Regarding the skills we need, I love the chart above. (Read that book, which is a good description.) Despite my complicated feelings toward the term “data scientist,” I believe as the R & D people in the big data era, we should know:
- Statistics, Machine Learning, Natural Language Processing (NLP) and Information Retrieval (IR): the mathematical modeling part.
- Domain Knowledge, or Business Knowledge: the knowledge about the industry, the world, the people, the company, …
- Software Development: the skills of development cycle, such as object-oriented (OO) programming, functional programming, unit tests, …, and some recent technologies about distributed computing such as Hadoop and Spark.

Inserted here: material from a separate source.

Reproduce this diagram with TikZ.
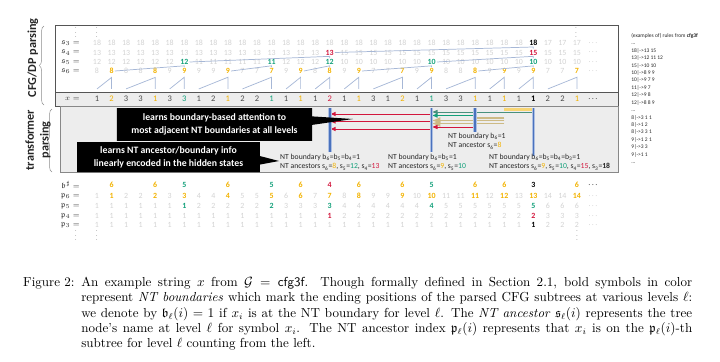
\documentclass[tikz,border=0pt]{standalone}
\usepackage{amssymb}
\usepackage{amsmath}
\usepackage{fontspec}
\newfontfamily\carlito{Carlito}
\usetikzlibrary{decorations.pathreplacing,shapes.callouts}

\definecolor{cSix}{HTML}{F2B200}
\definecolor{cFive}{HTML}{12A07A}
\definecolor{cFour}{HTML}{D2163C}
\definecolor{cDim}{HTML}{D2D2D2}
\definecolor{cTree}{HTML}{A6B7D6}
\definecolor{cBound}{HTML}{4A72BE}
\definecolor{cPanel}{HTML}{EDEDED}
\definecolor{cFrame}{HTML}{555555}
\definecolor{cTan}{HTML}{CDBA85}

\newcommand{\colx}[1]{97+14.545*(#1-1)}
\newcommand{\capline}[1]{\makebox[501pt][s]{#1}}

\tikzset{
	num/.style={inner sep=0.8pt, font=\carlito\fontsize{6.5}{7}\selectfont},
	dim/.style={num, text=cDim},
	lsix/.style={num, text=cSix, font=\carlito\bfseries\fontsize{6.5}{7}\selectfont},
	lfive/.style={num, text=cFive, font=\carlito\bfseries\fontsize{6.5}{7}\selectfont},
	lfour/.style={num, text=cFour, font=\carlito\bfseries\fontsize{6.5}{7}\selectfont},
	lthree/.style={num, text=black, font=\carlito\bfseries\fontsize{6.5}{7}\selectfont},
	tok/.style={num, text=black!70, font=\carlito\fontsize{7}{8}\selectfont},
	xsix/.style={tok, text=cSix},
	xfive/.style={tok, text=cFive},
	xfour/.style={tok, text=cFour},
	xthree/.style={tok, text=black, font=\carlito\bfseries\fontsize{7}{8}\selectfont},
	lab/.style={anchor=east, inner sep=0pt, text=black!80, font=\fontsize{6.5}{7}\selectfont},
	vd/.style={inner sep=0pt, rotate=90, text=black!60, font=\fontsize{6}{6}\selectfont},
	treeedge/.style={draw=cTree, line width=0.6pt},
	bound/.style={draw=cBound!45, line width=3pt, postaction={draw=cBound, line width=1.4pt}},
	att/.style={->, >=latex, line width=0.7pt},
	callout/.style={rectangle callout, fill=black, text=white, align=center, inner sep=2pt,
		callout pointer width=7pt, font=\carlito\bfseries\fontsize{8}{10.5}\selectfont},
	ntlabel/.style={anchor=north west, align=left, inner sep=0pt, text=black!85,
		font=\carlito\fontsize{6.3}{7.6}\selectfont},
	rules/.style={anchor=north west, align=left, inner sep=0pt, text=black!85,
		font=\carlito\fontsize{4.5}{6.1}\selectfont},
	side/.style={inner sep=0pt, text=black!85, font=\carlito\bfseries\fontsize{10}{12}\selectfont},
	sidebrace/.style={decorate, decoration={brace, amplitude=4pt}, draw=black!45},
	caption/.style={anchor=north west, inner sep=0pt, align=left, font=\fontsize{10.7}{12.5}\selectfont}
}

\begin{document}
\begin{tikzpicture}[x=0.82pt,y=-0.82pt]
	\useasboundingbox (0,0) rectangle (720,361);

	\draw[cFrame, line width=0.8pt] (55,25) rectangle (618,92);
	\filldraw[draw=cFrame, fill=cPanel, line width=0.8pt] (55,92) rectangle (618,106);
	\filldraw[draw=cFrame!70, fill=cPanel, line width=0.6pt] (60,106) rectangle (618,172);

	\draw[sidebrace] (44,105) -- (44,26);
	\draw[sidebrace] (52,172) -- (52,109);
	\node[side, rotate=90] (cfg) at (33,58) {CFG/DP parsing};
	\node[side, rotate=90, align=center] (trf) at (38,140) {transformer\\parsing};

	\foreach \n/\y in {3/43, 4/52.5, 5/62, 6/71}
		\node[lab] (ls\n) at (80,\y) {$\mathfrak{s}_{\n} =$};
	\node[lab] (lx) at (80,99) {$x =$};
	\node[lab] (lb) at (80,185) {$\mathfrak{b}^{\sharp} =$};
	\foreach \n/\y in {6/196, 5/206, 4/216, 3/225}
		\node[lab] (lp\n) at (80,\y) {$\mathfrak{p}_{\n} =$};
	\foreach \x/\y [count=\k] in {76/32, 97/32, 576/32, 76/235, 97/235, 577/235}
		\node[vd] (vd\k) at (\x,\y) {$\cdots$};

	\foreach \v/\st [count=\i] in {1/tok,2/xsix,3/tok,3/tok,1/xsix,3/tok,3/xfive,1/tok,2/tok,1/xsix,
			2/tok,2/tok,1/xfive,1/tok,1/xsix,1/tok,2/xfour,1/tok,1/xsix,3/tok,1/tok,2/xsix,
			1/tok,1/xfive,3/tok,3/tok,1/xsix,1/tok,1/xsix,1/tok,1/xthree,2/tok,2/tok,1/xsix}
		\node[\st] (x-\i) at ({\colx{\i}},99) {\v};

	\foreach \a/\b/\v/\e [count=\k] in {1/2/8/lsix, 3/5/8/lsix, 6/7/9/lsix, 8/10/9/lsix, 11/13/7/lsix,
			14/15/9/lsix, 16/17/8/lsix, 18/19/9/lsix, 20/22/7/lsix, 23/24/9/lsix, 25/27/8/lsix,
			28/29/9/lsix, 30/31/9/lsix, 32/34/7/lsix}
		\foreach \i in {\a,...,\b} {
			\ifnum\i=\b\relax\def\st{\e}\else\def\st{dim}\fi
			\node[\st] (s6-\i) at ({\colx{\i}},71) {\v};
			\node[\st] (p6-\i) at ({\colx{\i}},196) {\k};
		}
	\foreach \a/\b/\v/\e [count=\k] in {1/7/12/lfive, 8/13/11/lfive, 14/17/12/lfive, 18/24/10/lfive,
			25/31/10/lfive, 32/34/10/dim}
		\foreach \i in {\a,...,\b} {
			\ifnum\i=\b\relax\def\st{\e}\else\def\st{dim}\fi
			\node[\st] (s5-\i) at ({\colx{\i}},62) {\v};
			\node[\st] (p5-\i) at ({\colx{\i}},206) {\k};
		}
	\foreach \a/\b/\v/\e [count=\k] in {1/17/13/lfour, 18/31/15/lfour, 32/34/15/dim}
		\foreach \i in {\a,...,\b} {
			\ifnum\i=\b\relax\def\st{\e}\else\def\st{dim}\fi
			\node[\st] (s4-\i) at ({\colx{\i}},52.5) {\v};
			\node[\st] (p4-\i) at ({\colx{\i}},216) {\k};
		}
	\foreach \a/\b/\v/\e [count=\k] in {1/31/18/lthree, 32/34/17/dim}
		\foreach \i in {\a,...,\b} {
			\ifnum\i=\b\relax\def\st{\e}\else\def\st{dim}\fi
			\node[\st] (s3-\i) at ({\colx{\i}},43) {\v};
			\node[\st] (p3-\i) at ({\colx{\i}},225) {\k};
		}
	\foreach \i/\v/\st in {2/6/lsix, 5/6/lsix, 7/5/lfive, 10/6/lsix, 13/5/lfive, 15/6/lsix, 17/4/lfour,
			19/6/lsix, 22/6/lsix, 24/5/lfive, 27/6/lsix, 29/6/lsix, 31/3/lthree, 34/6/lsix}
		\node[\st] (b-\i) at ({\colx{\i}},185) {\v};

	\foreach \r/\y/\st in {s3/43/dim, s4/52.5/dim, s5/62/dim, s6/71/dim, x/99/tok, b/185/tok,
			p6/196/dim, p5/206/dim, p4/216/dim, p3/225/dim}
		\node[\st] (\r-end) at (593,\y) {.\,.\,.};

	\foreach \a/\b in {1/2,3/5,6/7,8/10,11/13,14/15,16/17,18/19,20/22,23/24,25/27,28/29,30/31,32/34}
		\draw[treeedge] ([yshift=5pt]x-\a.north) -- ([yshift=-2pt]s6-\b.south) -- ([yshift=5pt]x-\b.north);
	\foreach \a/\b in {2/7,10/13,15/17,19/24,27/31}
		\draw[treeedge] (s6-\a.east) -- (s5-\b.south) -- (s6-\b.north);
	\foreach \a/\b in {7/17,24/31}
		\draw[treeedge] (s5-\a.east) -- (s4-\b.south) -- (s5-\b.north);
	\draw[treeedge] (s4-17.east) -- (s3-31.south) -- (s4-31.north);

	\draw[cSix!55, line width=2pt] (x-31 |- 0,109.5) -- (x-29 |- 0,109.5);
	\draw[att, cFive!50!gray] (x-31 |- 0,112) -- (x-24 |- 0,112);
	\draw[att, cFive] (x-27 |- 0,115.5) -- (x-24 |- 0,115.5);
	\draw[cTan, line width=2pt] (x-29 |- 0,118) -- (x-27 |- 0,118);
	\foreach \y in {120.5,123.5}
		\draw[att, cTan, line width=1.5pt] (x-29 |- 0,\y) -- (x-24 |- 0,\y);
	\draw[att, cFour] (x-27 |- 0,127) -- (x-24 |- 0,127);
	\foreach \y in {114,121.5,129}
		\draw[att, cFour] (x-24 |- 0,\y) -- (x-17 |- 0,\y);
	\foreach \i/\ya/\yb in {17/108/152, 24/108/152, 27/108/132, 31/108/156}
		\draw[bound] (x-\i |- 0,\ya) -- (x-\i |- 0,\yb);

	\node[callout, minimum width=160pt, minimum height=27pt, callout absolute pointer={(353,119)}]
		(attbox) at (214.5,124.5) {learns boundary-based attention to\\most adjacent NT boundaries at all levels};
	\node[callout, minimum width=150pt, minimum height=24.6pt, callout absolute pointer={(279,161)}]
		(infobox) at (168.5,157) {learns NT ancestor/boundary info\\linearly encoded in the hidden states};

	\node[ntlabel] (nt17) at (280,154) {NT boundary b\textsubscript{6}=b\textsubscript{5}=b\textsubscript{4}=1\\
		NT ancestors s\textsubscript{6}=\textcolor{cSix}{8}, s\textsubscript{5}=\textcolor{cFive}{12}, s\textsubscript{4}=\textcolor{cFour}{13}};
	\node[ntlabel] (nt24) at (388,154) {NT boundary b\textsubscript{6}=b\textsubscript{5}=1\\
		NT ancestors s\textsubscript{6}=\textcolor{cSix}{9}, s\textsubscript{5}=\textcolor{cFive}{10}};
	\node[ntlabel] (nt27) at (448,133) {NT boundary b\textsubscript{6}=1\\
		NT ancestor s\textsubscript{6}=\textcolor{cSix}{8}};
	\node[ntlabel] (nt31) at (489,154) {NT boundary b\textsubscript{6}=b\textsubscript{5}=b\textsubscript{4}=b\textsubscript{3}=1\\
		NT ancestors s\textsubscript{6}=\textcolor{cSix}{9}, s\textsubscript{5}=\textcolor{cFive}{10}, s\textsubscript{4}=\textcolor{cFour}{15}, s\textsubscript{3}=\textbf{18}};

	\node[rules] (rulelist) at (631,33) {(examples of) rules from \textbf{cfg3f}\\...\\
		18|->13 15\\13|->12 11 12\\15|->10 10\\10|->8 9 9\\10|->9 7 9\\11|->9 7\\12|->9 8\\12|->8 8 9\\...\\
		8|->3 1 1\\8|->1 2\\8|->3 3 1\\9|->1 2 1\\9|->3 3\\9|->1 1\\...};

	\node[caption] (cap) at (23,277) {\makebox[47.6pt][l]{Figure 2:}\capline{An example string $x$ from
		$\mathcal{G} = \textsf{cfg3f}$. Though formally defined in Section 2.1, bold symbols in color}\\
		\hspace*{47.6pt}\capline{represent \emph{NT boundaries} which mark the ending positions of the parsed
		CFG subtrees at various levels $\ell$:}\\
		\hspace*{47.6pt}\capline{we denote by $\mathfrak{b}_\ell(i) = 1$ if $x_i$ is at the NT boundary for
		level $\ell$. The \emph{NT ancestor} $\mathfrak{s}_\ell(i)$ represents the tree}\\
		\hspace*{47.6pt}\capline{node's name at level $\ell$ for symbol $x_i$. The NT ancestor index
		$\mathfrak{p}_\ell(i)$ represents that $x_i$ is on the $\mathfrak{p}_\ell(i)$-th}\\
		\hspace*{47.6pt}subtree for level $\ell$ counting from the left.};
\end{tikzpicture}
\end{document}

Employers hired data scientists from diverse backgrounds. Statisticians, research scientists in machine learning, physicists, chemists, or mathematicians might know the mathematics and research methodologies very well, but they do not know how to write maintainable codes. This article described it well. On the other hand, some people are trained as a software developer. However, they do not have enough mathematical background to handle the analytics well.
The word “data” attracts the eyeballs, but we really need to define what these terms like “big data,” “data scientists,” or “data products” are. Yes, by the way, despite the vaguely-defined term “data products”, this article does describe the trend very well. But no matter what, there can only be more accessible data in this age of information explosion, any skills that tackle with data keep on being in high demand.